American film producer

Russell Thacher (c. 1919 – October 1, 1990) was an American author and film producer who co-produced the films Soylent Green and The Last Hard Men together with Walter Seltzer.

Born in Hackensack, New Jersey, Thatcher attended New York University and Bucknell University, before serving in the United States Navy during World War II.

In addition to working as an editor at Omnibook Magazine and the Book-of-the-Month Club, Thacher authored the novels The Captain, The Tender Age and A Break in the Clouds. The Captain, Thacher's first novel, is set on board a Landing Ship, Tank in the Pacific War. The novel is notable for its early positive portrayal of homosexuality, exemplified in the characters of two crew members, though male eroticism is an undercurrent throughout the book. It was published by Macmillan in New York in 1951 and Allan Wingate in London in 1952, with subsequent paperback editions. In The Tender Age, Thacher writes about the experiences of a 17-year-old boy growing up in a town in New Jersey.

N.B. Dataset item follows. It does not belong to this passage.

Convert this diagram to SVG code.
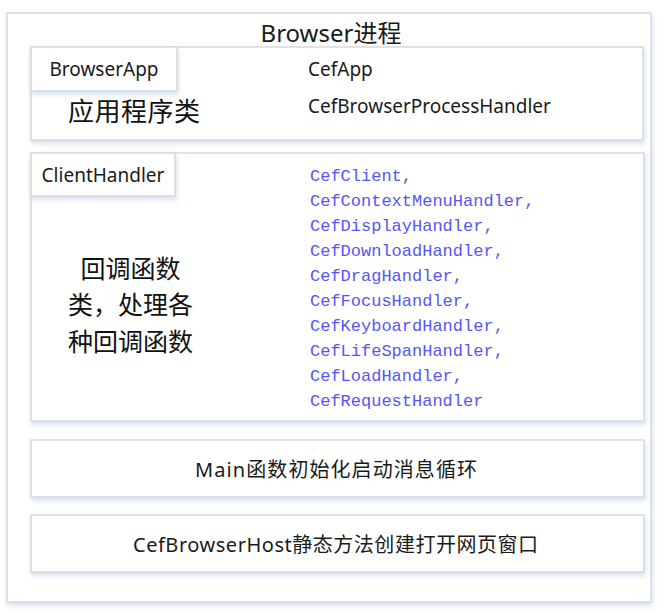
<svg xmlns="http://www.w3.org/2000/svg" width="663" height="612" viewBox="0 0 663 612">
  <defs>
    <filter id="sh" x="-5%" y="-5%" width="110%" height="120%">
      <feDropShadow dx="1" dy="3" stdDeviation="2.5" flood-color="#9fbbe0" flood-opacity="0.45"/>
    </filter>
    <style>
      .box { fill: #ffffff; stroke: #d9d9d9; stroke-width: 1.5; filter: url(#sh); }
      .t { font-family: "Noto Sans", "Noto Sans CJK SC", sans-serif; fill: #1a1a1a; }
      .cjk { font-family: "Noto Sans CJK SC", "Noto Sans", sans-serif; fill: #111111; }
      .code { font-family: "Liberation Mono", "DejaVu Sans Mono", monospace; font-size: 17px; fill: #5656f8; }
    </style>
  </defs>
  <rect width="663" height="612" fill="#ffffff"/>

  <g id="browser-process">
    <rect class="box" x="7" y="13" width="644" height="589"/>
    <text class="t" x="331" y="42" font-size="24" text-anchor="middle">Browser进程</text>
  </g>

  <g id="app-class">
    <rect class="box" x="31" y="47" width="612" height="93"/>
    <text class="cjk" x="68" y="121" font-size="26" textLength="132">应用程序类</text>
    <text class="t" x="308" y="76" font-size="19">CefApp</text>
    <text class="t" x="308" y="113" font-size="19">CefBrowserProcessHandler</text>
  </g>
  <g id="browser-app">
    <rect class="box" x="31" y="47" width="146" height="44"/>
    <text class="t" x="104" y="76" font-size="19" text-anchor="middle">BrowserApp</text>
  </g>

  <g id="callback-class">
    <rect class="box" x="31" y="153" width="613" height="268"/>
    <text class="cjk" font-size="25" text-anchor="middle"><tspan x="130.5" y="277.5">回调函数</tspan><tspan x="130.5" y="314">类，处理各</tspan><tspan x="130.5" y="350.5">种回调函数</tspan></text>
    <text class="code" x="310" y="181">CefClient,</text>
    <text class="code" x="310" y="206">CefContextMenuHandler,</text>
    <text class="code" x="310" y="231">CefDisplayHandler,</text>
    <text class="code" x="310" y="256">CefDownloadHandler,</text>
    <text class="code" x="310" y="281">CefDragHandler,</text>
    <text class="code" x="310" y="306">CefFocusHandler,</text>
    <text class="code" x="310" y="331">CefKeyboardHandler,</text>
    <text class="code" x="310" y="356">CefLifeSpanHandler,</text>
    <text class="code" x="310" y="381">CefLoadHandler,</text>
    <text class="code" x="310" y="406">CefRequestHandler</text>
  </g>
  <g id="client-handler">
    <rect class="box" x="31" y="153" width="144" height="43"/>
    <text class="t" x="103" y="182" font-size="19" text-anchor="middle">ClientHandler</text>
  </g>

  <g id="main-loop">
    <rect class="box" x="31" y="440" width="613" height="57"/>
    <text class="t" x="195" y="477" font-size="20" textLength="282">Main函数初始化启动消息循环</text>
  </g>

  <g id="browser-host">
    <rect class="box" x="31" y="515" width="613" height="57"/>
    <text class="t" x="133" y="552" font-size="20" textLength="405">CefBrowserHost静态方法创建打开网页窗口</text>
  </g>

  <g id="connectors"></g>
</svg>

In 1963, he was hired by Metro-Goldwyn-Mayer, originally working for the firm in New York City before heading out west, where he was the studio's vice president for production. By the early 1970s was working on his own as a film producer. Together with Walter Seltzer, Thacher co-produced Soylent Green, the 1973 science fiction thriller, and The Last Hard Men, a 1976 Western prison break film; both films starred Charlton Heston. Other films he produced include Travels with My Aunt and The Cay, for which he wrote the teleplay.

A resident of Woodland Hills, Los Angeles, Thacher died in Los Angeles at the age of 71 due to complications resulting from abdominal surgery, on October 1, 1990.